Capra says the Gulf Cartel, La Familia, and the Sinaloa Cartel all have a presence in Dallas.
“They have familial roots here. Some of them grew up here, have families here, have established networks here,” he says.
Such “familial roots” are easy to establish when the federal government has largely abandoned its responsibility to control the nation’s borders and simply allows millions of illegal aliens to flood into the United States from Mexico. When the inherent criminality of illegal immigration is virtually ignored by politicians, it hardly seems all that astounding that the influx of such aliens would bring other forms of crime with them. Agent Capra told Correa that a wide variety of individuals are now involved in the crimes of the cartels: “We’ve had illegals. We’ve had American citizens.

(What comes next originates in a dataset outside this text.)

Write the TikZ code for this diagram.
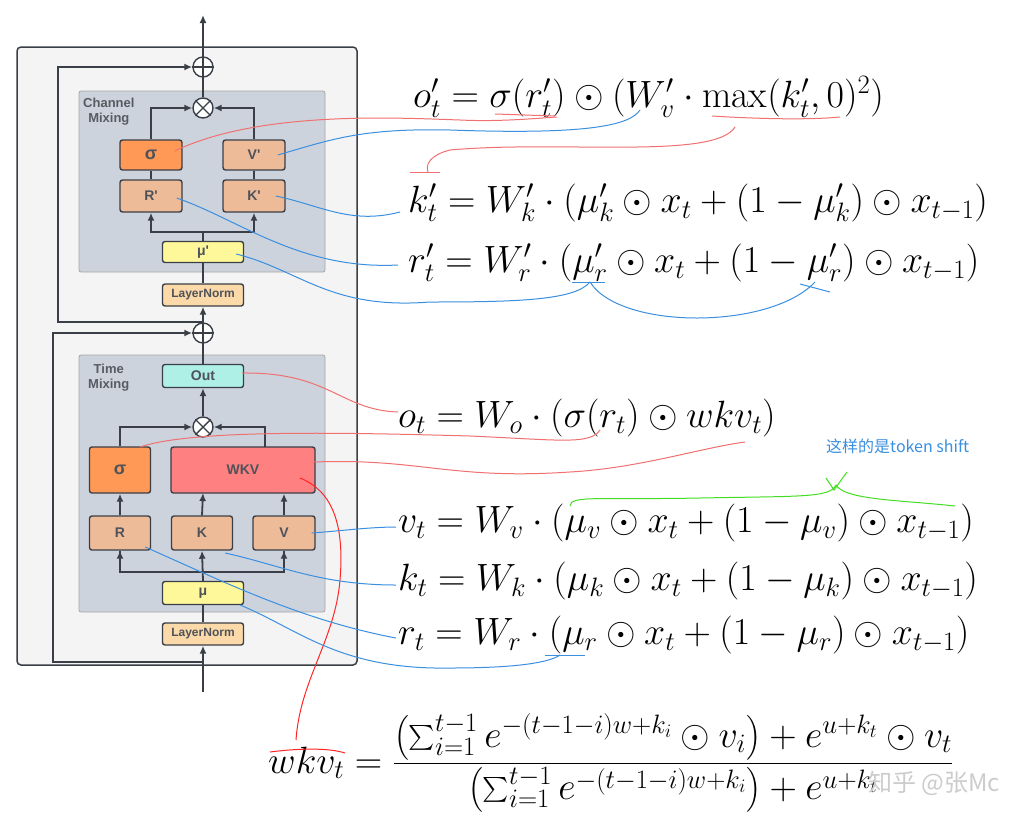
\documentclass[tikz,border=0pt]{standalone}
\usepackage{fix-cm}
\usepackage{amsmath}
\usepackage{fontspec}
\newfontfamily\dsans{Liberation Sans}
\newfontfamily\cjk{Noto Sans CJK SC}
\usetikzlibrary{arrows.meta}
\definecolor{edge}{HTML}{3A3F47}
\definecolor{panel}{HTML}{CDD3DC}
\definecolor{outerbg}{HTML}{F4F4F4}
\definecolor{orng}{HTML}{FF9955}
\definecolor{peach}{HTML}{EEBB99}
\definecolor{yel}{HTML}{FFF89A}
\definecolor{lnorm}{HTML}{FCD9A8}
\definecolor{cyanb}{HTML}{AEF0E6}
\definecolor{wkvc}{HTML}{FF8080}
\definecolor{pen red}{HTML}{F07070}
\definecolor{pen blue}{HTML}{3A8FE0}
\definecolor{pen green}{HTML}{44DD22}
\tikzset{
 blk/.style={draw=edge,line width=1.4pt,rounded corners=2.5pt,font=\dsans\bfseries\fontsize{14}{16}\selectfont,text=edge!90},
 op/.style={draw=edge,line width=1.4pt,circle,fill=white,minimum size=20pt,inner sep=0pt},
 wire/.style={draw=edge,line width=1.8pt},
 arr/.style={wire,-{Latex[length=8pt,width=7pt]}},
 pnl/.style={draw=gray!70,line width=0.8pt,fill=panel,rounded corners=2pt},
 eq/.style={anchor=west,inner sep=0pt,font=\fontsize{38}{44}\selectfont},
 rpen/.style={draw=pen red,line width=1pt},
 bpen/.style={draw=pen blue,line width=1pt},
 lbl/.style={font=\dsans\bfseries\fontsize{13}{15}\selectfont,text=edge!85,align=center,anchor=north west,inner sep=0pt},
}
\begin{document}
\begin{tikzpicture}[x=1pt,y=-1pt]
\useasboundingbox[fill=white] (0,0) rectangle (1022,828);
% outer box
\draw[draw=edge,line width=1.5pt,fill=outerbg,rounded corners=4pt] (17,47) rectangle (357,665);
% panels
\draw[pnl] (79,91) rectangle (325,272);
\draw[pnl] (79,355) rectangle (325,612);
\node[lbl] (cmlab) at (83,98) {Channel\\Mixing};
\node[lbl] (tmlab) at (88,364) {Time\\Mixing};
% ops
\node[op] (add1) at (203,67) {};
\draw[edge,line width=1.4pt] (add1.north)--(add1.south) (add1.west)--(add1.east);
\node[op] (mul1) at (203,108) {};
\draw[edge,line width=1.4pt] (mul1.north west)--(mul1.south east) (mul1.north east)--(mul1.south west);
\node[op] (add2) at (203,333) {};
\draw[edge,line width=1.4pt] (add2.north)--(add2.south) (add2.west)--(add2.east);
\node[op] (mul2) at (203,427) {};
\draw[edge,line width=1.4pt] (mul2.north west)--(mul2.south east) (mul2.north east)--(mul2.south west);
% channel mixing blocks
\node[blk,fill=orng,minimum width=62pt,minimum height=30pt] (sig1) at (151,155) {\fontsize{18}{18}\selectfont σ};
\node[blk,fill=peach,minimum width=62pt,minimum height=30pt] (vp) at (254,155) {V'};
\node[blk,fill=peach,minimum width=62pt,minimum height=32pt] (rp) at (151,196) {R'};
\node[blk,fill=peach,minimum width=62pt,minimum height=32pt] (kp) at (254,196) {K'};
\node[blk,fill=yel,minimum width=81pt,minimum height=21pt] (mup) at (203,252) {μ'};
\node[blk,fill=lnorm,minimum width=81pt,minimum height=22pt,font=\dsans\bfseries\fontsize{12}{14}\selectfont] (ln1) at (203,295) {LayerNorm};
% time mixing blocks
\node[blk,fill=cyanb,minimum width=81pt,minimum height=23pt] (out) at (203,376) {Out};
\node[blk,fill=orng,minimum width=61pt,minimum height=46pt] (sig2) at (120,470) {\fontsize{18}{18}\selectfont σ};
\node[blk,fill=wkvc,minimum width=144pt,minimum height=46pt] (wkv) at (243,470) {WKV};
\node[blk,fill=peach,minimum width=61pt,minimum height=34pt] (r) at (120,533) {R};
\node[blk,fill=peach,minimum width=61pt,minimum height=34pt] (k) at (202,533) {K};
\node[blk,fill=peach,minimum width=62pt,minimum height=34pt] (v) at (284,533) {V};
\node[blk,fill=yel,minimum width=81pt,minimum height=23pt] (mu) at (203,593) {μ};
\node[blk,fill=lnorm,minimum width=81pt,minimum height=22pt,font=\dsans\bfseries\fontsize{12}{14}\selectfont] (ln2) at (203,634) {LayerNorm};
\coordinate (top) at (203,15);
\coordinate (bot) at (203,692);
% wires channel mixing
\draw[arr] (add1.north)--(top);
\draw[wire] (mul1.north)--(add1.south);
\draw[arr] (sig1.north) |- (mul1.west);
\draw[arr] (vp.north) |- (mul1.east);
\draw[wire] (sig1.south)--(rp.north);
\draw[wire] (vp.south)--(kp.north);
\draw[wire] (mup.north)--(203,232);
\draw[arr] (203,232) -| (rp.south);
\draw[arr] (203,232) -| (kp.south);
\draw[wire] (ln1.north)--(mup.south);
\draw[arr] (add2.north)--(ln1.south);
\draw[arr] (203,322) -| (58,67) -- (add1.west);
% wires time mixing
\draw[wire] (out.north)--(add2.south);
\draw[arr] (mul2.north)--(out.south);
\draw[arr] (sig2.north) |- (mul2.west);
\draw[arr] (265,447) |- (mul2.east);
\draw[arr] (r.north)--(sig2.south);
\draw[arr] (k.north)--(203,493);
\draw[arr] (v.north)--(wkv.south -| v.north);
\draw[arr] (mu.north)--(k.south);
\draw[wire] (203,572) -| (r.south);
\draw[wire] (203,572) -| (v.south);
\draw[arr] (120,572)--(r.south);
\draw[arr] (284,572)--(v.south);
\draw[wire] (ln2.north)--(mu.south);
\draw[arr] (bot)--(ln2.south);
\draw[arr] (203,662) -| (53,333) -- (add2.west);
% equations
\node[eq] (eo1) at (413,97) {$o'_t=\sigma(r'_t)\odot(W'_v\cdot\max(k'_t,0)^2)$};
\node[eq] (ek1) at (408,203) {$k'_t=W'_k\cdot(\mu'_k\odot x_t+(1-\mu'_k)\odot x_{t-1})$};
\node[eq] (er1) at (408,263) {$r'_t=W'_r\cdot(\mu'_r\odot x_t+(1-\mu'_r)\odot x_{t-1})$};
\node[eq] (eo) at (398,418) {$o_t=W_o\cdot(\sigma(r_t)\odot wkv_t)$};
\node[eq] (ev) at (398,523) {$v_t=W_v\cdot(\mu_v\odot x_t+(1-\mu_v)\odot x_{t-1})$};
\node[eq] (ek) at (398,581) {$k_t=W_k\cdot(\mu_k\odot x_t+(1-\mu_k)\odot x_{t-1})$};
\node[eq] (er) at (398,635) {$r_t=W_r\cdot(\mu_r\odot x_t+(1-\mu_r)\odot x_{t-1})$};
\node[eq] (ew) at (268,763) {$wkv_t=\dfrac{\left(\sum_{i=1}^{t-1}e^{-(t-1-i)w+k_i}\odot v_i\right)+e^{u+k_t}\odot v_t}{\left(\sum_{i=1}^{t-1}e^{-(t-1-i)w+k_i}\right)+e^{u+k_t}}$};
\node[anchor=west,inner sep=0pt,text=pen blue,font=\cjk\fontsize{16}{18}\selectfont] (note) at (826,446) {这样的是token shift};
\node[anchor=west,inner sep=0pt,text=gray!40,font=\cjk\fontsize{24}{26}\selectfont] (wm) at (868,783) {知乎 @张Mc};
% pen annotations channel mixing
\draw[rpen] (sig1.east) ++(-8,-4) .. controls (260,110) and (400,118) .. (460,120) .. controls (500,122) and (540,118) .. (557,117);
\draw[rpen] (495,114)--(555,116);
\draw[rpen] (712,116) .. controls (760,119) and (810,120) .. (840,117);
\draw[rpen] (735,127) .. controls (715,160) and (560,140) .. (450,150) .. controls (430,155) and (425,165) .. (428,172);
\draw[rpen] (410,172)--(440,172);
\draw[bpen] (vp.east) ++(-8,0) .. controls (330,140) and (360,128) .. (450,130) .. controls (590,135) and (630,125) .. (640,110);
\draw[bpen] (kp.east) ++(-10,0) .. controls (320,205) and (350,225) .. (400,212);
\draw[bpen] (rp.east) ++(-6,2) .. controls (240,220) and (300,270) .. (398,265);
\draw[bpen] (mup.east) ++(-8,2) .. controls (300,270) and (330,310) .. (430,302) .. controls (520,302) and (575,300) .. (590,282);
\draw[bpen] (572,282)--(605,282);
\draw[bpen] (590,282) .. controls (620,330) and (770,330) .. (815,282);
\draw[bpen] (800,284)--(830,292);
% pen annotations time mixing
\draw[rpen] (out.east) ++(-2,-3) .. controls (330,372) and (340,410) .. (398,412);
\draw[rpen] (140,447) .. controls (190,430) and (330,432) .. (470,436) .. controls (560,440) and (590,445) .. (600,430);
\draw[rpen] (wkv.east) ++(-2,-8) .. controls (420,458) and (450,480) .. (570,472) .. controls (640,468) and (700,448) .. (745,442);
\draw[rpen,draw=red!85] (300,478) .. controls (330,490) and (345,520) .. (340,580) .. controls (335,640) and (300,680) .. (296,740);
\draw[rpen,draw=red!85] (270,752) .. controls (300,748) and (330,748) .. (345,753);
\draw[bpen] (v.east) ++(-4,0) .. controls (340,531) and (370,527) .. (396,527);
\draw[bpen] (k.east) ++(-8,20) .. controls (280,565) and (320,585) .. (396,585);
\draw[bpen] (r.east) ++(-6,14) .. controls (220,580) and (300,620) .. (396,638);
\draw[bpen] (mu.east) ++(-4,12) .. controls (300,630) and (340,670) .. (450,668) .. controls (520,668) and (550,662) .. (560,655);
\draw[bpen] (545,655)--(585,655);
% green brace
\draw[draw=pen green,line width=1pt] (570,506) .. controls (570,495) and (600,500) .. (700,498) .. controls (800,496) and (830,498) .. (836,485) .. controls (845,500) and (900,500) .. (955,506);
\draw[draw=pen green,line width=1pt] (826,478)--(834,490)--(847,472);
\end{tikzpicture}
\end{document}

You name it, we’ve had it across the gamut.” But the network of criminal activity could not have been so easily established if the borders had been secured.
When law enforcement officials in Arizona recently announced the arrest of 76 suspects accused of crimes connected with the activities of the Sinaloa cartel, half of those arrested were illegal aliens.
An entire Mexican police department arrested on charges of collusion with the drug cartels bespeaks the extent of the lawlessness now present south of the border. The mass arrests of cartel members in American cities makes it clear that the criminality which has run rampant south of the border is now steadily spreading within the territory of the United States. In considering the activities of Mexico’s most violent gates, issues of immigration and crime are inextricably linked, and neither problem can endure further neglect without posing an ever-greater danger to the Republic.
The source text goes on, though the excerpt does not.